---------- Data in this exercise

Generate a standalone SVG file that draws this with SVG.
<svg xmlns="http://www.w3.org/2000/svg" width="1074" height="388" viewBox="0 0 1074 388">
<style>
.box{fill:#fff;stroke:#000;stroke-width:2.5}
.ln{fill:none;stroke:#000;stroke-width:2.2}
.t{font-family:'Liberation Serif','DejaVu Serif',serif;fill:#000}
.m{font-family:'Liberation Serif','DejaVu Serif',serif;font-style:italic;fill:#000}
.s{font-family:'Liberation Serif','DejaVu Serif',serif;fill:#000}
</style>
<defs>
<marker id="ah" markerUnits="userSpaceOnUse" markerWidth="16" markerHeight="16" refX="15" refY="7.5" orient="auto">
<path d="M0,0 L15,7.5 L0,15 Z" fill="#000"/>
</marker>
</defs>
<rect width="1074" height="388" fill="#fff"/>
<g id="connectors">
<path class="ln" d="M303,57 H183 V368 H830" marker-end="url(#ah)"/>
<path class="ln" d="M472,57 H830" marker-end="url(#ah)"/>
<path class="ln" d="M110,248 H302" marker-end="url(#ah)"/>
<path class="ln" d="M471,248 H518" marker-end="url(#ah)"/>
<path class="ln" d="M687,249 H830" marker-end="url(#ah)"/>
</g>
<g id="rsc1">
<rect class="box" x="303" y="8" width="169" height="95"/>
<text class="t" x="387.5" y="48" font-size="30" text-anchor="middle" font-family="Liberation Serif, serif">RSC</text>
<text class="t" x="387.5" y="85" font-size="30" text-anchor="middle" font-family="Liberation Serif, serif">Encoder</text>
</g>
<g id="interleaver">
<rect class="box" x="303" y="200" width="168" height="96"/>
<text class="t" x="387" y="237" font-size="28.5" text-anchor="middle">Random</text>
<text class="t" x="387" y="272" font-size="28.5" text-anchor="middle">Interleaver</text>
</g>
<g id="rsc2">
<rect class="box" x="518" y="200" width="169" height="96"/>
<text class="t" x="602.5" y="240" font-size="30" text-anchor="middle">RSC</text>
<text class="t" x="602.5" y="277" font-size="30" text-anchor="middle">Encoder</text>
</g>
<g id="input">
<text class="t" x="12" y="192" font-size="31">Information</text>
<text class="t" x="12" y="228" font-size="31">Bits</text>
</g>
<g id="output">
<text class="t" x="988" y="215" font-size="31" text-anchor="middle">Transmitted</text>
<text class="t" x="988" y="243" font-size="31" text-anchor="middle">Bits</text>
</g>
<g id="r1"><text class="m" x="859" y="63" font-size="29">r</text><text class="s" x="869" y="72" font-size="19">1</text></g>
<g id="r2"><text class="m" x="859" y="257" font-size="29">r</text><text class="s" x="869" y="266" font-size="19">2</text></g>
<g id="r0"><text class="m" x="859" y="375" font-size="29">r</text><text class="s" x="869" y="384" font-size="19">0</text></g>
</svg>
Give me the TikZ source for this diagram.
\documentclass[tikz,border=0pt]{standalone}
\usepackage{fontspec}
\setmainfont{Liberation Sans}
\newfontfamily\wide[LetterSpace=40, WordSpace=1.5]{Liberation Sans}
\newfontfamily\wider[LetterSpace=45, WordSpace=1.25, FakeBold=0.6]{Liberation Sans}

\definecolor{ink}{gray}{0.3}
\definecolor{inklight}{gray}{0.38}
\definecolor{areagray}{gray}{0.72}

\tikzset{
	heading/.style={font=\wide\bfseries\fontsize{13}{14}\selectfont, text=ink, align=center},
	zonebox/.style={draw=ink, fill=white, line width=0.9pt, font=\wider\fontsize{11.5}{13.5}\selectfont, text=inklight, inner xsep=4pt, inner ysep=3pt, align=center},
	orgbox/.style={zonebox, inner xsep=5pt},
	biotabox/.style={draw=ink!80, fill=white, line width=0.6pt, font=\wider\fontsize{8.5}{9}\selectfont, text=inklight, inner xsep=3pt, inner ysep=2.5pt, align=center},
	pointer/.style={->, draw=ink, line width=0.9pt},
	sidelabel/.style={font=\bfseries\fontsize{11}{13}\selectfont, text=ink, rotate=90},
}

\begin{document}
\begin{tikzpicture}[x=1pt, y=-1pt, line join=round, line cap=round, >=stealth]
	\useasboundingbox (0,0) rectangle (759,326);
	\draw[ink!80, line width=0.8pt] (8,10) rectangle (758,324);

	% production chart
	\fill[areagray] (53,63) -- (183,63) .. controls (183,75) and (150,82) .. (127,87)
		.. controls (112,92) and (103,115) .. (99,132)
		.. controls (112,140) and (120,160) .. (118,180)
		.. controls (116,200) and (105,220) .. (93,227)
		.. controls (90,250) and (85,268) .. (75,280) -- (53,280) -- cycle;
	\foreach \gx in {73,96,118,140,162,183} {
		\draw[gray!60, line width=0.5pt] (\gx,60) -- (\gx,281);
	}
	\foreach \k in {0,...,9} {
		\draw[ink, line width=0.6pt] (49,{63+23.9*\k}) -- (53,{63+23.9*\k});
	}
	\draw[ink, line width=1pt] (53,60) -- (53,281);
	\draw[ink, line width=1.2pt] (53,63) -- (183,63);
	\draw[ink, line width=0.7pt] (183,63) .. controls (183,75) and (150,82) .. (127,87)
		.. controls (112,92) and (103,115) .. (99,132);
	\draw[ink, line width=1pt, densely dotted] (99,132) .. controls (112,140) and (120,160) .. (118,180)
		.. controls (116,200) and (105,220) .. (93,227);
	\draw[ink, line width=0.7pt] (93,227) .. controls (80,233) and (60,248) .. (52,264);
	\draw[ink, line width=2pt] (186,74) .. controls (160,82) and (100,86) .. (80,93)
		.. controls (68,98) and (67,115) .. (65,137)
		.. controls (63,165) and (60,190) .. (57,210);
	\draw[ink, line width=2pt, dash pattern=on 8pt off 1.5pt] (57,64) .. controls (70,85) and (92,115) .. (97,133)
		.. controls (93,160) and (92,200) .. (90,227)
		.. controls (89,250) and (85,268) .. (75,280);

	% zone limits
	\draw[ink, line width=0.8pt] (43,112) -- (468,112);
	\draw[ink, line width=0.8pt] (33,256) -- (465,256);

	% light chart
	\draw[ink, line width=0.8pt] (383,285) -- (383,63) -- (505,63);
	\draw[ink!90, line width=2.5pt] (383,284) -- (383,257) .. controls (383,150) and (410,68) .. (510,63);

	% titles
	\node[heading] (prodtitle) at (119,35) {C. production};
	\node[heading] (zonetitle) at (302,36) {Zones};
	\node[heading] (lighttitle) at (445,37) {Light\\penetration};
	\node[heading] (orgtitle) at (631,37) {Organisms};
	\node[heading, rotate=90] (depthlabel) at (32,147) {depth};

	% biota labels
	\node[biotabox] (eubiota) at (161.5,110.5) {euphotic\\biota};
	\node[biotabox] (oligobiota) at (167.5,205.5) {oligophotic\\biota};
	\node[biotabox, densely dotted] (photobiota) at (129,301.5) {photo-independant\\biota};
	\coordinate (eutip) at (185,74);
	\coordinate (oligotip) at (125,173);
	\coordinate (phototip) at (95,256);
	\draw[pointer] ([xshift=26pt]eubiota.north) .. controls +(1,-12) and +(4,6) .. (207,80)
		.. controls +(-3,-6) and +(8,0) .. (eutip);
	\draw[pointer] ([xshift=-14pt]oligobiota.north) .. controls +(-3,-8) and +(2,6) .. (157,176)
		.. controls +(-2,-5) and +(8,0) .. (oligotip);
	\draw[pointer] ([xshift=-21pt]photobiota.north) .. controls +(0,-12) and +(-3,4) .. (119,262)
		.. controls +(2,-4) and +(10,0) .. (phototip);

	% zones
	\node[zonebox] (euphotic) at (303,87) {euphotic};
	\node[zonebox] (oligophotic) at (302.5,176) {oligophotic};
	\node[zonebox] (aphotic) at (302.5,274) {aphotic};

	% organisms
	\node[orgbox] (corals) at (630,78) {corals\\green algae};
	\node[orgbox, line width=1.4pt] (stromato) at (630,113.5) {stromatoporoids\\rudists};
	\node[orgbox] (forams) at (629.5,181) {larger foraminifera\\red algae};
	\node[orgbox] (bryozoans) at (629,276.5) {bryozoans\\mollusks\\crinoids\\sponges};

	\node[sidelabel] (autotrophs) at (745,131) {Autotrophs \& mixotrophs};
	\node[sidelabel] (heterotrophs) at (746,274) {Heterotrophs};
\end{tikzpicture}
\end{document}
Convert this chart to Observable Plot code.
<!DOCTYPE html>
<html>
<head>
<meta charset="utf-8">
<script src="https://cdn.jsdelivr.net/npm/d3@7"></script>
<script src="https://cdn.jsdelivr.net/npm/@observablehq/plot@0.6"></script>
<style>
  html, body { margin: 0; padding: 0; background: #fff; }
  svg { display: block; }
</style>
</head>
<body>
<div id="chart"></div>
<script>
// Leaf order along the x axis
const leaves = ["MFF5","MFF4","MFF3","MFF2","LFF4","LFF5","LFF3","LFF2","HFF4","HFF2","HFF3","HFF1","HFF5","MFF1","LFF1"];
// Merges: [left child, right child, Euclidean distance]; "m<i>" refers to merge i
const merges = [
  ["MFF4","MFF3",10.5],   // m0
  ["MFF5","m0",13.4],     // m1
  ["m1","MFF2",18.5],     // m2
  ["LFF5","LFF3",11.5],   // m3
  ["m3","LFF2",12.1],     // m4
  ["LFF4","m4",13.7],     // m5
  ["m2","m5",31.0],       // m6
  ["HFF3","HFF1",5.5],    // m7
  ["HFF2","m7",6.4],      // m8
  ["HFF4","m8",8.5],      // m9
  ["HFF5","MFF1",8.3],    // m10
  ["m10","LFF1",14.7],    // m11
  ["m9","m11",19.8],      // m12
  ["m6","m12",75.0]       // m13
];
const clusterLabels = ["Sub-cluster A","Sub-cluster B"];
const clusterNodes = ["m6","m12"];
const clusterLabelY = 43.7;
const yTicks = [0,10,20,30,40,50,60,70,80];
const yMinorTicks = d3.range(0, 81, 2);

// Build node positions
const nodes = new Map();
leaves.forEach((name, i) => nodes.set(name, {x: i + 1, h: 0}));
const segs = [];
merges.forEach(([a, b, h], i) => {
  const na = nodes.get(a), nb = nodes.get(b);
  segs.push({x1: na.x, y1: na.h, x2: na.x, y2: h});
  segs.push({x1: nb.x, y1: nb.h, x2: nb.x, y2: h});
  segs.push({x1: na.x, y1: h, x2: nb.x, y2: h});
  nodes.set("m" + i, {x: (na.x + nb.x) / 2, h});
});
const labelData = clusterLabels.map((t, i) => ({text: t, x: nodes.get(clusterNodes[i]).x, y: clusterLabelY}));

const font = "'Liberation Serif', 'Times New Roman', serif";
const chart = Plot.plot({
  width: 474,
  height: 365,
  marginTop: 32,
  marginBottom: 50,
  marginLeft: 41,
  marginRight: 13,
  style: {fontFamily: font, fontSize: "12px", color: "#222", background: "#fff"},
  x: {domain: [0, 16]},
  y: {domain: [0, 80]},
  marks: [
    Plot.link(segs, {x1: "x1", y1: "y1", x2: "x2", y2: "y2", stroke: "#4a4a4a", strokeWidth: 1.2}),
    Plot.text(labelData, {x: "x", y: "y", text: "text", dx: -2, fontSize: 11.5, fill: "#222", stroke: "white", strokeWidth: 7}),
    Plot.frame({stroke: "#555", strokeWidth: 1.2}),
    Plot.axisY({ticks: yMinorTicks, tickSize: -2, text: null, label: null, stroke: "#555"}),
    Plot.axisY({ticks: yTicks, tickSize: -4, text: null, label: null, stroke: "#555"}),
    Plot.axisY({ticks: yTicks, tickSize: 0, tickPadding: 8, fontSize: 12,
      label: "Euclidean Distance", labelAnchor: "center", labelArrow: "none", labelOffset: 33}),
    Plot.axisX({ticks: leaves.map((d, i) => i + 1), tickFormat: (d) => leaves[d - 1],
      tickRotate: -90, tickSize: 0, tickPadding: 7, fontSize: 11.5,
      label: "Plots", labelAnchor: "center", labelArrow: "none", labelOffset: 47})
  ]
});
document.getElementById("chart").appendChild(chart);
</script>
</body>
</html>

--------------------

Above are the records. Print exactly, and only, the lines from the line with "Convert this chart to Observable Plot code." to the line with "const labelData = clusterLabels.map((t, i)", both inclusive.

Convert this chart to Observable Plot code.
<!DOCTYPE html>
<html>
<head>
<meta charset="utf-8">
<script src="https://cdn.jsdelivr.net/npm/d3@7"></script>
<script src="https://cdn.jsdelivr.net/npm/@observablehq/plot@0.6"></script>
<style>
  html, body { margin: 0; padding: 0; background: #fff; }
  svg { display: block; }
</style>
</head>
<body>
<div id="chart"></div>
<script>
// Leaf order along the x axis
const leaves = ["MFF5","MFF4","MFF3","MFF2","LFF4","LFF5","LFF3","LFF2","HFF4","HFF2","HFF3","HFF1","HFF5","MFF1","LFF1"];
// Merges: [left child, right child, Euclidean distance]; "m<i>" refers to merge i
const merges = [
  ["MFF4","MFF3",10.5],   // m0
  ["MFF5","m0",13.4],     // m1
  ["m1","MFF2",18.5],     // m2
  ["LFF5","LFF3",11.5],   // m3
  ["m3","LFF2",12.1],     // m4
  ["LFF4","m4",13.7],     // m5
  ["m2","m5",31.0],       // m6
  ["HFF3","HFF1",5.5],    // m7
  ["HFF2","m7",6.4],      // m8
  ["HFF4","m8",8.5],      // m9
  ["HFF5","MFF1",8.3],    // m10
  ["m10","LFF1",14.7],    // m11
  ["m9","m11",19.8],      // m12
  ["m6","m12",75.0]       // m13
];
const clusterLabels = ["Sub-cluster A","Sub-cluster B"];
const clusterNodes = ["m6","m12"];
const clusterLabelY = 43.7;
const yTicks = [0,10,20,30,40,50,60,70,80];
const yMinorTicks = d3.range(0, 81, 2);

// Build node positions
const nodes = new Map();
leaves.forEach((name, i) => nodes.set(name, {x: i + 1, h: 0}));
const segs = [];
merges.forEach(([a, b, h], i) => {
  const na = nodes.get(a), nb = nodes.get(b);
  segs.push({x1: na.x, y1: na.h, x2: na.x, y2: h});
  segs.push({x1: nb.x, y1: nb.h, x2: nb.x, y2: h});
  segs.push({x1: na.x, y1: h, x2: nb.x, y2: h});
  nodes.set("m" + i, {x: (na.x + nb.x) / 2, h});
});
const labelData = clusterLabels.map((t, i) => ({text: t, x: nodes.get(clusterNodes[i]).x, y: clusterLabelY}));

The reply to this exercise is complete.